Task data -
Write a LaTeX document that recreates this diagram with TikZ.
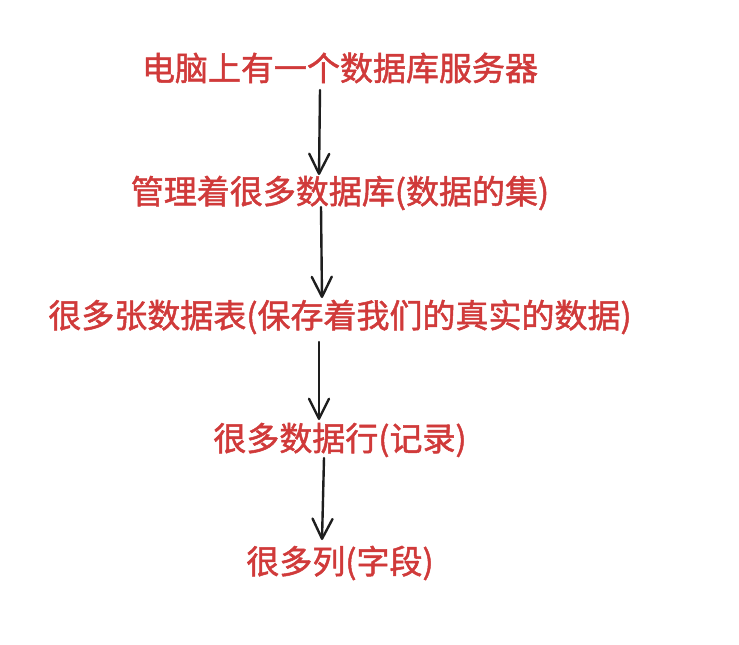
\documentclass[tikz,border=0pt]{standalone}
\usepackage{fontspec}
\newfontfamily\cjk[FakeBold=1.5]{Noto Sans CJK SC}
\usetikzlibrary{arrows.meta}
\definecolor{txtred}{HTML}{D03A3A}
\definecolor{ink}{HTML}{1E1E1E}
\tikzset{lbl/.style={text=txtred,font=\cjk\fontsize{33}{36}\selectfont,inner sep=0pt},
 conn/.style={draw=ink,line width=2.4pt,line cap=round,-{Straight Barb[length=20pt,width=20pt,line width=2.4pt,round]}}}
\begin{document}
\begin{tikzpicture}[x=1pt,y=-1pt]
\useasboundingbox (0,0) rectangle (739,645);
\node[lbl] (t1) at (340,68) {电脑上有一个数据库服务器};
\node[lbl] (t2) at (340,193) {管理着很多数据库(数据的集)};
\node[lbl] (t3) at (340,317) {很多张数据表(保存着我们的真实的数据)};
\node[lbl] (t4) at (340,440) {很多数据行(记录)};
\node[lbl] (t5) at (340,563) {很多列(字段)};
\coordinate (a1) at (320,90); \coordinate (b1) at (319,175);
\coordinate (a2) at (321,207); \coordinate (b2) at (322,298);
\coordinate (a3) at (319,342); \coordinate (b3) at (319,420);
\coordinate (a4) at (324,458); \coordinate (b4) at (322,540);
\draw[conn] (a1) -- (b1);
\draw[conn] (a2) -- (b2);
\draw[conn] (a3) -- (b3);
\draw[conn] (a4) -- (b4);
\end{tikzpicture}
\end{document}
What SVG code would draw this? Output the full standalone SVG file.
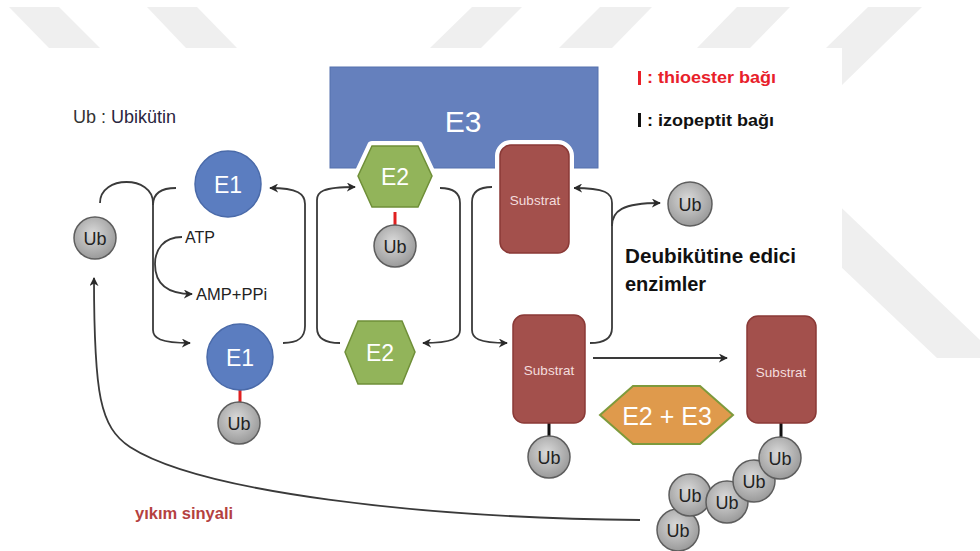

Aim -
From the entries above, output every line exactly and omit any image.

Final answer -
Write a LaTeX document that recreates this diagram with TikZ.
\documentclass[tikz,border=0pt]{standalone}
\usepackage{fontspec}
\newfontfamily\cjk[FakeBold=1.5]{Noto Sans CJK SC}
\usetikzlibrary{arrows.meta}
\definecolor{txtred}{HTML}{D03A3A}
\definecolor{ink}{HTML}{1E1E1E}
\tikzset{lbl/.style={text=txtred,font=\cjk\fontsize{33}{36}\selectfont,inner sep=0pt},
 conn/.style={draw=ink,line width=2.4pt,line cap=round,-{Straight Barb[length=20pt,width=20pt,line width=2.4pt,round]}}}
\begin{document}
\begin{tikzpicture}[x=1pt,y=-1pt]
\useasboundingbox (0,0) rectangle (739,645);
\node[lbl] (t1) at (340,68) {电脑上有一个数据库服务器};
\node[lbl] (t2) at (340,193) {管理着很多数据库(数据的集)};
\node[lbl] (t3) at (340,317) {很多张数据表(保存着我们的真实的数据)};
\node[lbl] (t4) at (340,440) {很多数据行(记录)};
\node[lbl] (t5) at (340,563) {很多列(字段)};
\coordinate (a1) at (320,90); \coordinate (b1) at (319,175);
\coordinate (a2) at (321,207); \coordinate (b2) at (322,298);
\coordinate (a3) at (319,342); \coordinate (b3) at (319,420);
\coordinate (a4) at (324,458); \coordinate (b4) at (322,540);
\draw[conn] (a1) -- (b1);
\draw[conn] (a2) -- (b2);
\draw[conn] (a3) -- (b3);
\draw[conn] (a4) -- (b4);
\end{tikzpicture}
\end{document}
What SVG code would draw this? Output the full standalone SVG file.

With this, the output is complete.